Topographic Mapping and Data Collection
Topographic surveys measure the natural and man-made features of the land surface to create maps that show the elevation contours, existing improvements, and vegetation. The contour interval of the topographic map depends on the ground slope and the intended use of the map, with intervals of 1 to 2 feet for flat terrain and 5 to 10 feet for steep terrain. The field survey collects elevation data at enough points to accurately represent the ground surface. The density of data points is higher in areas of complex terrain and around significant features such as drainage channels, ridges, and changes in slope. Modern topographic surveys use a combination of total station measurements, GPS data, and laser scanning to collect the required data efficiently.
Photogrammetry uses photographs taken from aircraft or drones to create topographic maps and three-dimensional models of the ground surface. Overlapping photographs are processed using stereo photogrammetry techniques that extract three-dimensional coordinates from the parallax between matching points in adjacent photos.
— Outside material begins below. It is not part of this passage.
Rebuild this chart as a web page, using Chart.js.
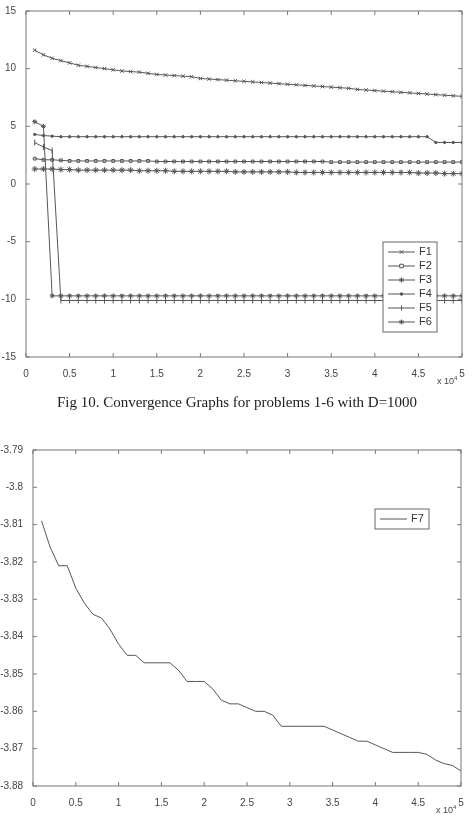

Structure from motion software processes multiple overlapping photos to automatically generate three-dimensional point clouds without requiring prior camera calibration or control point information. Unmanned aerial vehicles equipped with high-resolution cameras have made photogrammetry accessible and cost-effective for projects of all sizes. The accuracy of drone-based photogrammetry can achieve ground sample distances of 0.5 to 2 inches depending on the flying height and camera resolution.